Integrate NVIDIA libraries for accellerators
https://docs.nvidia.com/datacenter/dcgm/latest/user-guide/feature-overview.html
^^^ library
Branch for this issue: https://github.com/TACC/tacc_stats/tree/dcgm_support
Using this document to see what metrics Cazes wants: https://github.com/NVIDIA/dcgm-exporter/blob/main/etc/dcp-metrics-included.csv
(From Cazes:) From the PCI section, I’d like to keep track of bytes moved over the PCI bus. We probably need to talk to NVidia on on this one because I don’t know how retries factors in.
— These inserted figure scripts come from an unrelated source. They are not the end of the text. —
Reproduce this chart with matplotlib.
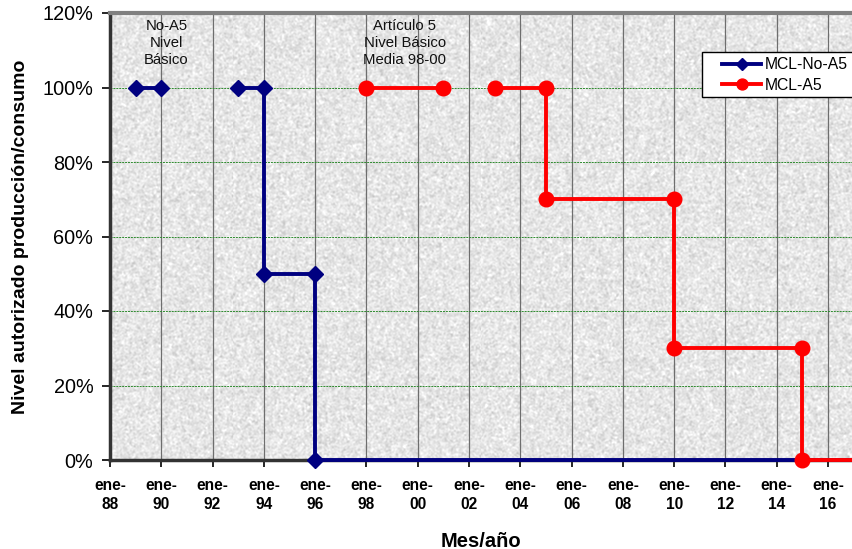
import numpy as np
import matplotlib.pyplot as plt
from matplotlib.patches import Rectangle
from matplotlib.ticker import FixedLocator, PercentFormatter

plt.rcParams['font.family'] = ['Liberation Sans', 'DejaVu Sans']

# datos (año decimal, % autorizado); nan = corte de la serie
x_no_a5 = [1989, 1990, np.nan, 1993, 1994, 1994, 1996, 1996, 2020]
y_no_a5 = [100, 100, np.nan, 100, 100, 50, 50, 0, 0]

x_a5 = [1998, 2001, np.nan, 2003, 2005, 2005, 2010, 2010, 2015, 2015, 2020]
y_a5 = [100, 100, np.nan, 100, 100, 70, 70, 30, 30, 0, 0]

tick_years = list(range(1988, 2017, 2))
tick_labels = ['ene-\n%02d' % (y % 100) for y in tick_years]
y_ticks = [0, 20, 40, 60, 80, 100, 120]

W, H = 852, 549
fig = plt.figure(figsize=(W / 100, H / 100), dpi=100)
ax = fig.add_axes([110 / W, 1 - 460 / H, 742 / W, 447 / H])

x0, x1 = 1988, 1988 + 742 / 51.29 * 2
ax.set_xlim(x0, x1)
ax.set_ylim(0, 120)

# fondo tipo "granito" de Excel (solo textura)
rng = np.random.default_rng(7)
tex = rng.normal(0, 1, (450, 745))
k = np.array([0.25, 0.5, 0.25])
tex = np.apply_along_axis(lambda r: np.convolve(r, k, mode='same'), 1, tex)
tex = np.apply_along_axis(lambda c: np.convolve(c, k, mode='same'), 0, tex)
tex = 0.9 + 0.035 * tex / tex.std()
ax.imshow(np.clip(tex, 0, 1), cmap='gray', vmin=0, vmax=1, extent=[x0, x1, 0, 120],
          aspect='auto', zorder=0, interpolation='nearest')

# rejilla
for t in tick_years[1:]:
    ax.axvline(t, color='#6e6e6e', lw=0.9, zorder=1)
for v in y_ticks[1:-1]:
    ax.axhline(v, color='#2e8b2e', lw=0.7, ls=(0, (2, 1)), zorder=1)

ax.plot(x_no_a5, y_no_a5, color='#000080', lw=2.8, marker='D', ms=8,
        mec='#000080', label='MCL-No-A5', zorder=4, clip_on=False)
ax.plot(x_a5, y_a5, color='#ff0000', lw=2.8, marker='o', ms=10.5,
        mec='#ff0000', label='MCL-A5', zorder=5, clip_on=False)

ax.text(1990.2, 118.5, 'No-A5\nNivel\nBásico', ha='center', va='top', fontsize=10.7,
        linespacing=1.3, color='#111111')
ax.text(1999.5, 118.5, 'Artículo 5\nNivel Básico\nMedia 98-00', ha='center', va='top',
        fontsize=10.7, linespacing=1.3, color='#111111')

ax.xaxis.set_major_locator(FixedLocator(tick_years))
ax.set_xticklabels(tick_labels, fontsize=11.2, fontweight='bold', linespacing=1.35)
ax.yaxis.set_major_locator(FixedLocator(y_ticks))
ax.yaxis.set_major_formatter(PercentFormatter(decimals=0))
ax.tick_params(axis='y', labelsize=14.3, length=6, width=1.2, direction='out', pad=6)
ax.tick_params(axis='x', length=5, width=1.2, direction='out', pad=8)

ax.set_xlabel('Mes/año', fontsize=14.5, fontweight='bold', labelpad=14)
ax.set_ylabel('Nivel autorizado producción/consumo', fontsize=14, fontweight='bold',
              labelpad=10)

ax.spines['right'].set_visible(False)
ax.spines['top'].set_color('#808080')
ax.spines['top'].set_linewidth(3)
ax.spines['left'].set_color('#333333')
ax.spines['left'].set_linewidth(2.5)
ax.spines['bottom'].set_color('#333333')
ax.spines['bottom'].set_linewidth(2.5)

# leyenda: marco propio que sale por la derecha, como en el original
fig.patches.append(Rectangle((702 / W, 1 - 97 / H), 170 / W, 45 / H,
                             transform=fig.transFigure, facecolor='white',
                             edgecolor='black', linewidth=1, zorder=6))
leg = fig.legend(loc='center left', bbox_to_anchor=(722 / W, 1 - 75 / H),
                 fontsize=11.3, frameon=False, borderpad=0,
                 handlelength=2.5, handletextpad=0.25, labelspacing=0.35,
                 borderaxespad=0, markerscale=0.75)
leg.set_zorder(7)

fig.savefig('out.png', dpi=100)
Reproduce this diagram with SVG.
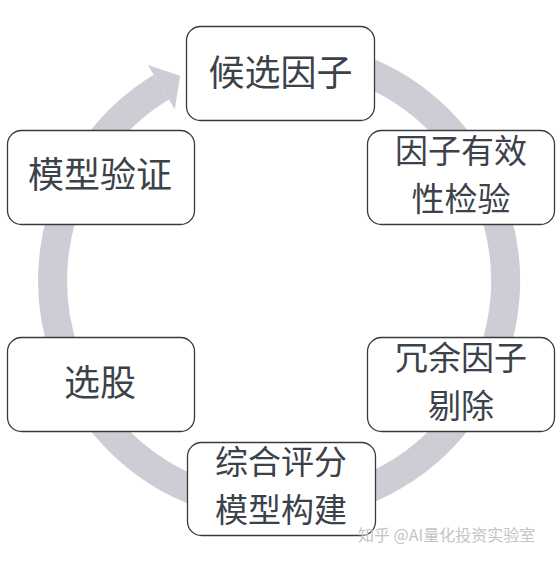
<svg xmlns="http://www.w3.org/2000/svg" width="559" height="561" viewBox="0 0 559 561">
<style>
.box{fill:#ffffff;stroke:#3a3a3a;stroke-width:1.3}
.t{font-family:"Noto Sans CJK SC","Noto Sans",sans-serif;font-size:36px;fill:#3b4249;text-anchor:middle}
.t2{font-family:"Noto Sans CJK SC","Noto Sans",sans-serif;font-size:33px;fill:#3b4249;text-anchor:middle}
.wm{font-family:"Noto Sans CJK SC","Noto Sans",sans-serif;font-size:16px;fill:#c4c4c4}
</style>
<rect width="559" height="561" fill="#ffffff"/>
<g id="connectors">
<path d="M370,73.1 A226.5,226.5 0 1 1 161.3,87.1" fill="none" stroke="#cccdd5" stroke-width="29"/>
<polygon points="147.8,64.9 180.1,75.7 174.8,109.3" fill="#cccdd5"/>
</g>
<g id="node-candidate">
<rect class="box" x="186.5" y="26.5" width="188" height="94" rx="14"/>
<text class="t" x="280.5" y="86">候选因子</text>
</g>
<g id="node-validity">
<rect class="box" x="367.5" y="130.5" width="187" height="94" rx="14"/>
<text class="t2" x="461" y="162.5">因子有效<tspan x="461" dy="48">性检验</tspan></text>
</g>
<g id="node-redundant">
<rect class="box" x="367.5" y="337.5" width="187" height="94" rx="14"/>
<text class="t2" x="461" y="370">冗余因子<tspan x="461" dy="48">剔除</tspan></text>
</g>
<g id="node-model-build">
<rect class="box" x="187.5" y="442.5" width="188" height="93" rx="14"/>
<text class="t2" x="281" y="474">综合评分<tspan x="281" dy="48">模型构建</tspan></text>
</g>
<g id="node-stock">
<rect class="box" x="7.5" y="337.5" width="187" height="94" rx="14"/>
<text class="t" x="100" y="396">选股</text>
</g>
<g id="node-model-verify">
<rect class="box" x="7.5" y="130.5" width="187" height="94" rx="14"/>
<text class="t" x="100" y="188">模型验证</text>
</g>
<text class="wm" x="358" y="541">知乎 @AI量化投资实验室</text>
</svg>
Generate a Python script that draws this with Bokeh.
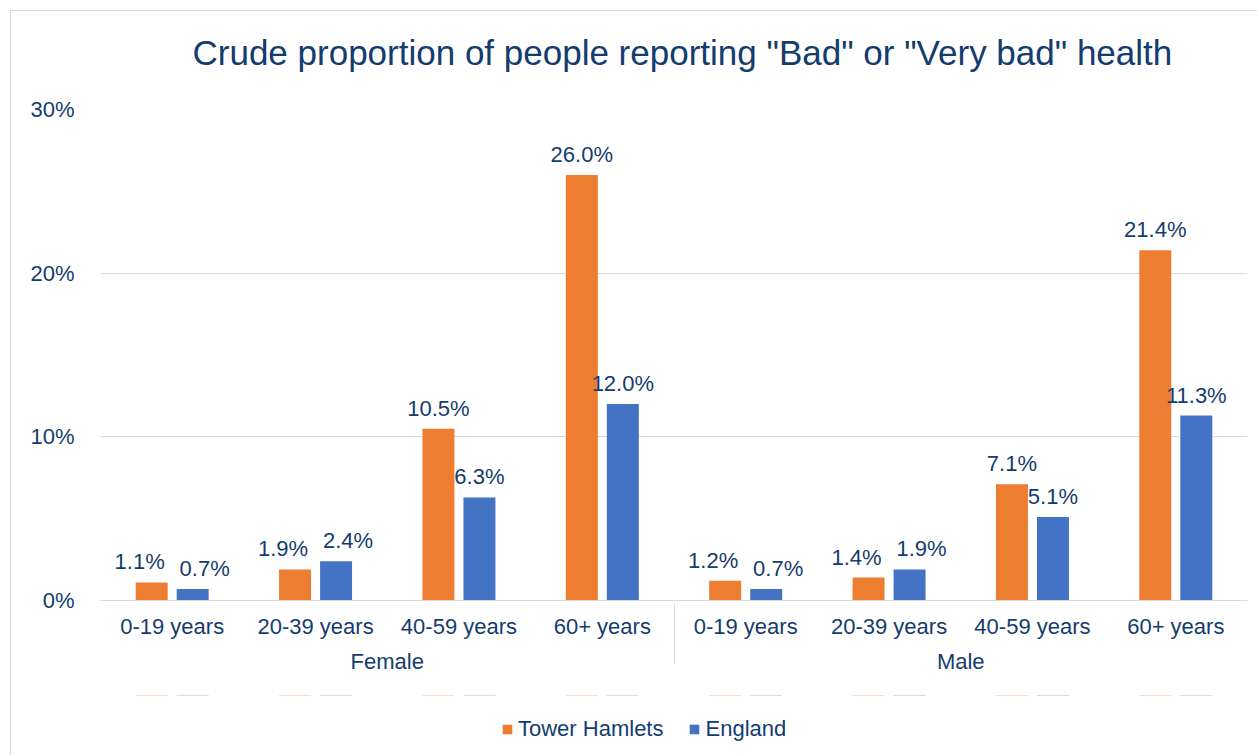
from bokeh.plotting import figure
from bokeh.layouts import column
from bokeh.models import (ColumnDataSource, FactorRange, LabelSet, Legend, LegendItem,
                          NumeralTickFormatter, FixedTicker, Range1d)
from bokeh.core.properties import value
from bokeh.transform import dodge
from bokeh.embed import file_html
from bokeh.resources import INLINE

genders = ["Female", "Male"]
ages = ["0-19 years", "20-39 years", "40-59 years", "60+ years"]
series = ["Tower Hamlets", "England"]
tower_hamlets = [0.011, 0.019, 0.105, 0.260, 0.012, 0.014, 0.071, 0.214]
england = [0.007, 0.024, 0.063, 0.120, 0.007, 0.019, 0.051, 0.113]
y_ticks = [0.0, 0.10, 0.20, 0.30]
TITLE = 'Crude proportion of people reporting "Bad" or "Very bad" health'

TEXT = "#143C6E"
ORANGE = "#ED7D31"
BLUE = "#4472C4"
GRID = "#D9D9D9"
FONT = "Liberation Sans"
FS = "22px"

FRAME_H = 491
Y_MAX = 0.30

factors = [(g, a) for g in genders for a in ages]
# labels of a pair that sit at nearly the same height are pushed apart (as Excel does)
shift = [12 if abs(a - b) * FRAME_H / Y_MAX < 26 else 0
         for a, b in zip(tower_hamlets, england)]
src = ColumnDataSource(dict(
    x=factors,
    th=tower_hamlets,
    en=england,
    th_lbl=[f"{v*100:.1f}%" for v in tower_hamlets],
    en_lbl=[f"{v*100:.1f}%" for v in england],
    th_dx=[-s for s in shift],
    en_dx=shift,
))

xr = FactorRange(*factors, factor_padding=0, group_padding=0,
                 subgroup_padding=0, range_padding=0)

# ---- title strip
hf = figure(width=1246, height=85, output_backend="svg", toolbar_location=None,
            x_range=Range1d(0, 1), y_range=Range1d(0, 1), min_border=0,
            outline_line_color=None, title=TITLE)
hf.axis.visible = False
hf.grid.visible = False
hf.title.text_font = FONT
hf.title.text_font_size = "35px"
hf.title.text_font_style = "normal"
hf.title.text_color = TEXT
hf.title.align = "left"
hf.title.offset = 92
hf.title.standoff = 38

# ---- main chart
p = figure(frame_width=1147, frame_height=FRAME_H, output_backend="svg", toolbar_location=None,
           x_range=xr, y_range=Range1d(0, Y_MAX))
p.min_border_left = 89
p.min_border_right = 10
p.min_border_top = 13
p.min_border_bottom = 95
p.outline_line_color = None
p.background_fill_color = "white"
p.border_fill_color = "white"

bw = 0.223
off = 0.143
p.vbar(x=dodge("x", -off, range=xr), top="th", width=bw, source=src,
       fill_color=ORANGE, line_color=None)
p.vbar(x=dodge("x", off, range=xr), top="en", width=bw, source=src,
       fill_color=BLUE, line_color=None)

for fld, lbl, d, dx in (("th", "th_lbl", -off, "th_dx"), ("en", "en_lbl", off, "en_dx")):
    p.add_layout(LabelSet(x=dodge("x", d, range=xr), y=fld, text=lbl, source=src,
                          x_offset=dx,
                          text_align="center", text_baseline="bottom", y_offset=8,
                          text_font=value(FONT), text_font_size=value(FS),
                          text_color=TEXT))

p.yaxis.ticker = FixedTicker(ticks=y_ticks)
p.yaxis.formatter = NumeralTickFormatter(format="0%")
p.yaxis.axis_line_color = None
p.yaxis.major_tick_line_color = None
p.yaxis.minor_tick_line_color = None
p.yaxis.major_label_text_font = FONT
p.yaxis.major_label_text_font_size = FS
p.yaxis.major_label_text_color = TEXT
p.yaxis.major_label_standoff = 20

p.ygrid.grid_line_color = GRID
p.ygrid.grid_line_width = 1
p.xgrid.grid_line_color = None

xa = p.xaxis[0]
xa.axis_line_color = GRID
xa.major_tick_line_color = None
xa.minor_tick_line_color = None
xa.major_label_text_font = FONT
xa.major_label_text_font_size = FS
xa.major_label_text_color = TEXT
xa.major_label_standoff = 7
xa.group_text_font = FONT
xa.group_text_font_size = FS
xa.group_text_font_style = "normal"
xa.group_text_color = TEXT
xa.separator_line_color = GRID
xa.separator_line_width = 1

# ---- legend strip (same bars, drawn far outside its visible y range; only the legend shows)
lf = figure(width=1246, height=60, output_backend="svg", toolbar_location=None,
            x_range=xr, y_range=Range1d(-100, -99),
            min_border=0, outline_line_color=None)
lf.axis.visible = False
lf.grid.visible = False
l1 = lf.vbar(x=dodge("x", -off, range=xr), top="th", width=bw, source=src,
             fill_color=ORANGE, line_color=None)
l2 = lf.vbar(x=dodge("x", off, range=xr), top="en", width=bw, source=src,
             fill_color=BLUE, line_color=None)
legend = Legend(items=[LegendItem(label=series[0], renderers=[l1]),
                       LegendItem(label=series[1], renderers=[l2])],
                orientation="horizontal", location=(401, 13),
                label_text_font=FONT, label_text_font_size=FS,
                label_text_color=TEXT, glyph_width=12, glyph_height=12,
                label_standoff=5, spacing=25, border_line_color=None,
                background_fill_alpha=0, margin=0, padding=6)
lf.add_layout(legend, "center")

layout = column(hf, p, lf, spacing=0)
layout.styles = {"border-left": "1px solid #D9D9D9", "border-top": "1px solid #D9D9D9",
                 "margin-left": "10px", "margin-top": "10px"}

open("out.html", "w").write(file_html(layout, INLINE))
If it doesn’t, then just keep track of bytes transmitted/recevied. It’s allso not clear which direction is transmit/receive.
#PCIE #DCGM_FI_DEV_PCIE_TX_THROUGHPUT counter Total number of bytes transmitted through PCIe TX (in KB) via NVML. #DCGM_FI_DEV_PCIE_RX_THROUGHPUT counter Total number of bytes received through PCIe RX (in KB) via NVML. #DCGM_FI_DEV_PCIE_REPLAY_COUNTER counter Total number of PCIe retries.
In a similar vein, I’d like to see what bandwidth we’re getting across the PCIe bus: #DCGM_FI_PROF_PCIE_TX_BYTES gauge The rate of data transmitted over the PCIe bus - including both protocol headers and data payloads - in bytes per second. #DCGM_FI_PROF_PCIE_RX_BYTES gauge The rate of data received over the PCIe bus - including both protocol headers and data payloads - in bytes per second.
And finally, are the tensor cores being used: #DCGM_FI_PROF_PIPE_TENSOR_ACTIVE gauge Ratio of cycles the tensor (HMMA) pipe is active (in %).
I don’t see a metric to measure memory bandwidth from the HBM.
These values should tell us how well the GPU is being used and whether or not the tensor cores are being used. I don’t expect to see them used unless it’s a pytorch or tf job.
We should also be able to tell if the GPU is spending more time moving data than calculating.